Given request
Without the pictures, write out all the lines below exactly as they appear.

Material
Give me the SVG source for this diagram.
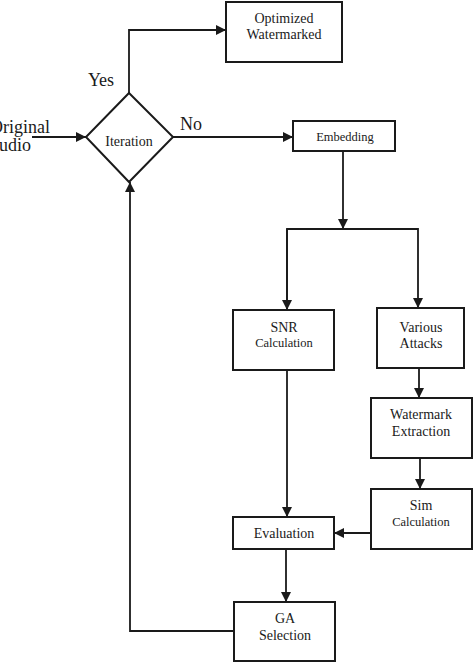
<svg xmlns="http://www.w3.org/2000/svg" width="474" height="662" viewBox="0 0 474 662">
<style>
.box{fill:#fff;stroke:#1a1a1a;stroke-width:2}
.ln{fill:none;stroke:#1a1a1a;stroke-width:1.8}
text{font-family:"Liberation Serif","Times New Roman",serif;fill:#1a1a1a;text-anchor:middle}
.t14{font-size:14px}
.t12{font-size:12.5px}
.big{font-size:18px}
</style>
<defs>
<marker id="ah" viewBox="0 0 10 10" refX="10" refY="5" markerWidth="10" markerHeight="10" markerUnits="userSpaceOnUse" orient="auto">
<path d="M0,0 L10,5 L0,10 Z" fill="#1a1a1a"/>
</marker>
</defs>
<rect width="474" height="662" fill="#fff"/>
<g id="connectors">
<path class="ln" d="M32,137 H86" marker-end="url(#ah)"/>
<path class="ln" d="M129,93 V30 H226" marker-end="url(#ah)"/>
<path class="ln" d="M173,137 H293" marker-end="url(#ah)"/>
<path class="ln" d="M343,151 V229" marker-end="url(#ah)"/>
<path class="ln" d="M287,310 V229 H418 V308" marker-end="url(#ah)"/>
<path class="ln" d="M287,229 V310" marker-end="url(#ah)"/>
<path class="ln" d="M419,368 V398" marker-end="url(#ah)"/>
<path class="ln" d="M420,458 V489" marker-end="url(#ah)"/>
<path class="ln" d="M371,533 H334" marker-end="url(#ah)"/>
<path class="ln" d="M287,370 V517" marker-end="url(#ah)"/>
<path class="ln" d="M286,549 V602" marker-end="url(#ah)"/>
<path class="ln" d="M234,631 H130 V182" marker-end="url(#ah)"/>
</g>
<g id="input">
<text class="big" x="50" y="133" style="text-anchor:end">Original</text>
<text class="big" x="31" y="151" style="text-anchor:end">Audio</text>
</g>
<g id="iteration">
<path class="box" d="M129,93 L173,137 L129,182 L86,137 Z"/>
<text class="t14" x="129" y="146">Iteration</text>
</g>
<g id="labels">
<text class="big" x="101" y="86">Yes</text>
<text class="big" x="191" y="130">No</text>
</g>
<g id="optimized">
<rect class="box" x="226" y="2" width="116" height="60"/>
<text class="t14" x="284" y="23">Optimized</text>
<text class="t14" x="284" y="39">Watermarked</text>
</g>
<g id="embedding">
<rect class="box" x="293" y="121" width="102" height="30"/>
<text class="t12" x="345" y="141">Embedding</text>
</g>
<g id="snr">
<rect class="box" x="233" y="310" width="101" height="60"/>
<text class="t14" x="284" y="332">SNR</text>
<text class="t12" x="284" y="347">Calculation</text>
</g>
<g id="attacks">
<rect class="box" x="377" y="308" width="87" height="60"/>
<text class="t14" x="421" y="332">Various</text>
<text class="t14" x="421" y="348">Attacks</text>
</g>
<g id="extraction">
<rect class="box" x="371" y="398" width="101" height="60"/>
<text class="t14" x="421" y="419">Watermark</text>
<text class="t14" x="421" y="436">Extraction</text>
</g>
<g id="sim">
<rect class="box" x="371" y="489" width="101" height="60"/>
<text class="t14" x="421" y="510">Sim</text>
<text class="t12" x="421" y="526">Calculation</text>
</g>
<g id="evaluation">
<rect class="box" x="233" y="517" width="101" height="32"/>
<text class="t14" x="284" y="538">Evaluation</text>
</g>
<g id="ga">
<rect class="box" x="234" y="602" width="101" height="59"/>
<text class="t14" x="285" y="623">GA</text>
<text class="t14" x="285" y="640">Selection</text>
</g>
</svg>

The output
Give me the SVG source for this diagram.
<svg xmlns="http://www.w3.org/2000/svg" width="474" height="662" viewBox="0 0 474 662">
<style>
.box{fill:#fff;stroke:#1a1a1a;stroke-width:2}
.ln{fill:none;stroke:#1a1a1a;stroke-width:1.8}
text{font-family:"Liberation Serif","Times New Roman",serif;fill:#1a1a1a;text-anchor:middle}
.t14{font-size:14px}
.t12{font-size:12.5px}
.big{font-size:18px}
</style>
<defs>
<marker id="ah" viewBox="0 0 10 10" refX="10" refY="5" markerWidth="10" markerHeight="10" markerUnits="userSpaceOnUse" orient="auto">
<path d="M0,0 L10,5 L0,10 Z" fill="#1a1a1a"/>
</marker>
</defs>
<rect width="474" height="662" fill="#fff"/>
<g id="connectors">
<path class="ln" d="M32,137 H86" marker-end="url(#ah)"/>
<path class="ln" d="M129,93 V30 H226" marker-end="url(#ah)"/>
<path class="ln" d="M173,137 H293" marker-end="url(#ah)"/>
<path class="ln" d="M343,151 V229" marker-end="url(#ah)"/>
<path class="ln" d="M287,310 V229 H418 V308" marker-end="url(#ah)"/>
<path class="ln" d="M287,229 V310" marker-end="url(#ah)"/>
<path class="ln" d="M419,368 V398" marker-end="url(#ah)"/>
<path class="ln" d="M420,458 V489" marker-end="url(#ah)"/>
<path class="ln" d="M371,533 H334" marker-end="url(#ah)"/>
<path class="ln" d="M287,370 V517" marker-end="url(#ah)"/>
<path class="ln" d="M286,549 V602" marker-end="url(#ah)"/>
<path class="ln" d="M234,631 H130 V182" marker-end="url(#ah)"/>
</g>
<g id="input">
<text class="big" x="50" y="133" style="text-anchor:end">Original</text>
<text class="big" x="31" y="151" style="text-anchor:end">Audio</text>
</g>
<g id="iteration">
<path class="box" d="M129,93 L173,137 L129,182 L86,137 Z"/>
<text class="t14" x="129" y="146">Iteration</text>
</g>
<g id="labels">
<text class="big" x="101" y="86">Yes</text>
<text class="big" x="191" y="130">No</text>
</g>
<g id="optimized">
<rect class="box" x="226" y="2" width="116" height="60"/>
<text class="t14" x="284" y="23">Optimized</text>
<text class="t14" x="284" y="39">Watermarked</text>
</g>
<g id="embedding">
<rect class="box" x="293" y="121" width="102" height="30"/>
<text class="t12" x="345" y="141">Embedding</text>
</g>
<g id="snr">
<rect class="box" x="233" y="310" width="101" height="60"/>
<text class="t14" x="284" y="332">SNR</text>
<text class="t12" x="284" y="347">Calculation</text>
</g>
<g id="attacks">
<rect class="box" x="377" y="308" width="87" height="60"/>
<text class="t14" x="421" y="332">Various</text>
<text class="t14" x="421" y="348">Attacks</text>
</g>
<g id="extraction">
<rect class="box" x="371" y="398" width="101" height="60"/>
<text class="t14" x="421" y="419">Watermark</text>
<text class="t14" x="421" y="436">Extraction</text>
</g>
<g id="sim">
<rect class="box" x="371" y="489" width="101" height="60"/>
<text class="t14" x="421" y="510">Sim</text>
<text class="t12" x="421" y="526">Calculation</text>
</g>
<g id="evaluation">
<rect class="box" x="233" y="517" width="101" height="32"/>
<text class="t14" x="284" y="538">Evaluation</text>
</g>
<g id="ga">
<rect class="box" x="234" y="602" width="101" height="59"/>
<text class="t14" x="285" y="623">GA</text>
<text class="t14" x="285" y="640">Selection</text>
</g>
</svg>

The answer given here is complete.